The frightened ambassadors replied, with much servility, that this particular horse had belonged to the great Timur himself, and that therefore it was the worthiest present they could have made to the emperor. “I understand”, said Yongle, “But then perhaps it has not been ridden in a long time and therefore is no longer good for the saddle”. The emperor rode off, leaving the Iranians to meditate on this close call, and on the sorry success of their embassy so far.
In the end the emperor must have concluded that he had taught the Iranians enough of a lesson. They had seen his might, his anger, but also his mastery of statecraft. They were allowed to return to Samarkand and tell of the Great Ming Khan (as they styled him in Persian), and there would be no more threats of invasion ever again. Yongle left them with a parting barb, “When you come back remember to bring me horses from Azerbaijan!” Perhaps the ambassadors managed to do this, because they did launch subsequent missions, and secured the right to trade with China, and most importantly, to sell their horses. So in this respect, at great expense and risk to their lives, the ambassadors sent from Samarkand accomplished what they had set out to do.

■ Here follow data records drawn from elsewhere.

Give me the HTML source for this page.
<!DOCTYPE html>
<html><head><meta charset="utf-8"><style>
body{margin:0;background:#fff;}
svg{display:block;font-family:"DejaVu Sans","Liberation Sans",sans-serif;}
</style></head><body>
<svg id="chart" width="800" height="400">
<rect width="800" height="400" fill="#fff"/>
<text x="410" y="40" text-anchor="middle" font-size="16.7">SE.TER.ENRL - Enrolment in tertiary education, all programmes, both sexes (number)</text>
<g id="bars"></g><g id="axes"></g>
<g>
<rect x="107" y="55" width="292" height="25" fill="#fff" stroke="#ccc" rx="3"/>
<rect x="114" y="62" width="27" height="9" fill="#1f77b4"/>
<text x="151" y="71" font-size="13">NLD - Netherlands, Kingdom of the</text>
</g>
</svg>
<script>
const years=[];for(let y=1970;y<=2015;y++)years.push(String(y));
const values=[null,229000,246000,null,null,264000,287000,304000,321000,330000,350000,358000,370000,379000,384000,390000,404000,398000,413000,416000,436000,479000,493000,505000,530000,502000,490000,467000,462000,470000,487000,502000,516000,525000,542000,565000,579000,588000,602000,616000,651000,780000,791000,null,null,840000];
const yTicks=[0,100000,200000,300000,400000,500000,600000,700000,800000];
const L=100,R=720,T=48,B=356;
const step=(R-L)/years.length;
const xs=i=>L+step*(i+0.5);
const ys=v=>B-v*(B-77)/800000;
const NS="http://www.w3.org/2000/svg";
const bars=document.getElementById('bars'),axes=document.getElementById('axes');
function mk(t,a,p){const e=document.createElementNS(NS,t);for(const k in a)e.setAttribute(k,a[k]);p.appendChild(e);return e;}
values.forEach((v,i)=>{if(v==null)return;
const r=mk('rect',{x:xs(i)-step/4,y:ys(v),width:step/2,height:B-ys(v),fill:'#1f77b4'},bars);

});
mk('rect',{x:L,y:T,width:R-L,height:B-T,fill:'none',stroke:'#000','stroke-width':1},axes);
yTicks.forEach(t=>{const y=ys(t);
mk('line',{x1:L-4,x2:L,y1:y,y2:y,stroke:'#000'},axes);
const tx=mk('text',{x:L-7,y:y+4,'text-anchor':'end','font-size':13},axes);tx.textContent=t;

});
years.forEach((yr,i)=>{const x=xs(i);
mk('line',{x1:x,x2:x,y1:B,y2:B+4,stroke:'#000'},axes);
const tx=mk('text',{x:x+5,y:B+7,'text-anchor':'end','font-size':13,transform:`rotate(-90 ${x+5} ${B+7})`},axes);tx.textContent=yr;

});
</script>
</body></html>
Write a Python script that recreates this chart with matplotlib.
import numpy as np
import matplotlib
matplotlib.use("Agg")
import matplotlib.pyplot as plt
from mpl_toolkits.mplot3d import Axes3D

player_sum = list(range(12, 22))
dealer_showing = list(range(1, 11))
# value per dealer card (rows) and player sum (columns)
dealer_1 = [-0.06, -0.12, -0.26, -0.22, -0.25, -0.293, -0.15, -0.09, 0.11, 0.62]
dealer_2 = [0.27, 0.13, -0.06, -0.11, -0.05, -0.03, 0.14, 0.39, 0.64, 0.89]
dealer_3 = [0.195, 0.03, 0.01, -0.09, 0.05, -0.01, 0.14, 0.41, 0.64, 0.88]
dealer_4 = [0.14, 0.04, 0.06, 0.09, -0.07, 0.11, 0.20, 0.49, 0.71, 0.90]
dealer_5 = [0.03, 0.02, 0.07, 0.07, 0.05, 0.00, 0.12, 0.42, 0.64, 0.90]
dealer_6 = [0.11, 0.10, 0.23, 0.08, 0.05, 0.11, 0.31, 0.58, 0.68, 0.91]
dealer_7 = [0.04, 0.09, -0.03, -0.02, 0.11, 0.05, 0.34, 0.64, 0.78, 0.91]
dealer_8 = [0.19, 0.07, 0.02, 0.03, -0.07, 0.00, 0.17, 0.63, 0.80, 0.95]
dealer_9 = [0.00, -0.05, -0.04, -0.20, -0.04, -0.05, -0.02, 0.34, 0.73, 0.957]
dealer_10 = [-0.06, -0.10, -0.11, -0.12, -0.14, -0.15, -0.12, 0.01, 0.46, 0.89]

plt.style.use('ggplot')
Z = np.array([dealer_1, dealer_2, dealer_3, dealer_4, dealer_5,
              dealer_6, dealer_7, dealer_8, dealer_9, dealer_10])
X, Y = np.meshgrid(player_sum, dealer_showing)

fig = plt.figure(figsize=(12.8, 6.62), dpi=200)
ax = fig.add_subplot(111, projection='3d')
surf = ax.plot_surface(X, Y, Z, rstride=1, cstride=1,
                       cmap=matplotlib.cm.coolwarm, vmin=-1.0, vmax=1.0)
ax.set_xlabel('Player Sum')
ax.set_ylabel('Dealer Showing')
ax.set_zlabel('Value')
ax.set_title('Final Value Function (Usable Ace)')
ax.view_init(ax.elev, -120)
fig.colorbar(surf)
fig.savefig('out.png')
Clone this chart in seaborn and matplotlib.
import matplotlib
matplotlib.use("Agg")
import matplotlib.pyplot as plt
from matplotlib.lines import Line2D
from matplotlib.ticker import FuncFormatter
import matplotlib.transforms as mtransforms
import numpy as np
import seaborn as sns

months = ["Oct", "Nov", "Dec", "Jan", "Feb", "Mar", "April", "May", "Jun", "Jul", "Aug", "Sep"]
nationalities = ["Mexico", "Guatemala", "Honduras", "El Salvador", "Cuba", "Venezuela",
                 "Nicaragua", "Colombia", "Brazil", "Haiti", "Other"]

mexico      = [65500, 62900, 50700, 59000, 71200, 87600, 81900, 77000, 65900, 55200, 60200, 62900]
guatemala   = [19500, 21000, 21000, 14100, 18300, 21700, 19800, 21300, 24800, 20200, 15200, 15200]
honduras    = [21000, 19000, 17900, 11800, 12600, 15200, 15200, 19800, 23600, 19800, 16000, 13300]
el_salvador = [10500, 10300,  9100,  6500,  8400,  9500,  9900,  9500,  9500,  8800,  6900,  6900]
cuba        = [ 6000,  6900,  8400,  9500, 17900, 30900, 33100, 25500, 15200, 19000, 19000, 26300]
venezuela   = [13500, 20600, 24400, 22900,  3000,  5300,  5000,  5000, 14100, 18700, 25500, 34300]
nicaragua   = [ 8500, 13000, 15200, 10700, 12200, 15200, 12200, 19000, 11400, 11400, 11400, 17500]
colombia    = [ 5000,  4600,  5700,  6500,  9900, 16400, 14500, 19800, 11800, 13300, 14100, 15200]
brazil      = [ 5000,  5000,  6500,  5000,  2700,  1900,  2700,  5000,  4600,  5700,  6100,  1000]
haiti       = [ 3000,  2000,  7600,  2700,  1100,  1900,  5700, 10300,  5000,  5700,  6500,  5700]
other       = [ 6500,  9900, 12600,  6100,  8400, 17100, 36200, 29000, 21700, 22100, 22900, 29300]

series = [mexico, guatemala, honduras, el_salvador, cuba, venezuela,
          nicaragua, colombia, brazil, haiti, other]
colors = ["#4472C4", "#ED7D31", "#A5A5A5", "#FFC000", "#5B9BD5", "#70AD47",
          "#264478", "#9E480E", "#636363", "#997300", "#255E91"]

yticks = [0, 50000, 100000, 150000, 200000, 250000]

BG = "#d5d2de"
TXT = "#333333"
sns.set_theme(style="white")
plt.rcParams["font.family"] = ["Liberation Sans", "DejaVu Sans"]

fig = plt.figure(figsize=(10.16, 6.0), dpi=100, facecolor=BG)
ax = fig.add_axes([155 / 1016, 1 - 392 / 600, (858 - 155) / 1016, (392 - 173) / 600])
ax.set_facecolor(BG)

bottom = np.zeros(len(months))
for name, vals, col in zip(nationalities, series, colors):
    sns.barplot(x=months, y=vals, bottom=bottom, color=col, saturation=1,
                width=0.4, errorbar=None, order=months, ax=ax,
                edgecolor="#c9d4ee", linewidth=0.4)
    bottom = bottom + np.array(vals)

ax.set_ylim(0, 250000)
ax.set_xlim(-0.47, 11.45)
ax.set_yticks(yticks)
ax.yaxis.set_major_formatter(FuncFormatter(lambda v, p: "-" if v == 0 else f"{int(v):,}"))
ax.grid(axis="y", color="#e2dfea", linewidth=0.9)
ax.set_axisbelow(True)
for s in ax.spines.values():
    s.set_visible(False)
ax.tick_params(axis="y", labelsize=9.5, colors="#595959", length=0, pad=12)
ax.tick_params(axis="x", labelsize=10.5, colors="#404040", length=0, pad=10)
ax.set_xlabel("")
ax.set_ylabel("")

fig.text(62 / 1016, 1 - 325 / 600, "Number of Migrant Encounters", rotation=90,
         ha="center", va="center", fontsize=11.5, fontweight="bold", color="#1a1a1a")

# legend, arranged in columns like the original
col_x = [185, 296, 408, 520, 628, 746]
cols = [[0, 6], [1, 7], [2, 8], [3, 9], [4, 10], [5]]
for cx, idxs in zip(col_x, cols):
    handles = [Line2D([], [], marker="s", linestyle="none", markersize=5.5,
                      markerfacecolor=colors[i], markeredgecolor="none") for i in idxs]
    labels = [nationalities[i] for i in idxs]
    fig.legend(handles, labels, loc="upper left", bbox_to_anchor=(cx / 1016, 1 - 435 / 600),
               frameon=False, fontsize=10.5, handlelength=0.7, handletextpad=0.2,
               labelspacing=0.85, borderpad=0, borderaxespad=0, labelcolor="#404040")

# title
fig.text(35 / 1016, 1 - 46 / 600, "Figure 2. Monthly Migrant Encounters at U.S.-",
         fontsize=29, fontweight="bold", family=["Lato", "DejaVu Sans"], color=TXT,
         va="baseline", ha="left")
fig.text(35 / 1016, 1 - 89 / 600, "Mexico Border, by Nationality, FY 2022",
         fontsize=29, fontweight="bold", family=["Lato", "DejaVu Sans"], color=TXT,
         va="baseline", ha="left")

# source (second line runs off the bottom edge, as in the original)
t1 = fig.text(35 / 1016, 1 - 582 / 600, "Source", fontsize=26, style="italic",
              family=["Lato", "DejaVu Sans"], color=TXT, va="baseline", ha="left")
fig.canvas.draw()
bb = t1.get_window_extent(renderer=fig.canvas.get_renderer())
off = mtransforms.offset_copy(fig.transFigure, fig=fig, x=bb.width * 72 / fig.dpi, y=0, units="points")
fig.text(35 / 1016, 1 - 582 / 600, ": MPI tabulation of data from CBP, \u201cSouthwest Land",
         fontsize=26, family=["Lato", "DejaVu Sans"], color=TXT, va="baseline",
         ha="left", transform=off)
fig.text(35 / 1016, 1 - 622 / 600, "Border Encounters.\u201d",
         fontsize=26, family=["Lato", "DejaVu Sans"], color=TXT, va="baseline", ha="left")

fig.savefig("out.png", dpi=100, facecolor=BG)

Timur’s empire broke up, but the new rulers of Samarkand continued to sell horses to China down to the middle of the 19th century. Much of the prosperity of Central Asia and western China depended on this trade. It was only in the 20th century, when petroleum-powered transportation replaced horses for military purposes, that the former realms of Timur turned into a poverty stricken backwater. When I bought a horse in Herat in 1975 the dealer promised me “you can ride this horse to China”. I took this to be a nice verbal flourish, but perhaps somehow the memories remained of the once flourishing horse caravans that traveled to distant Beijing.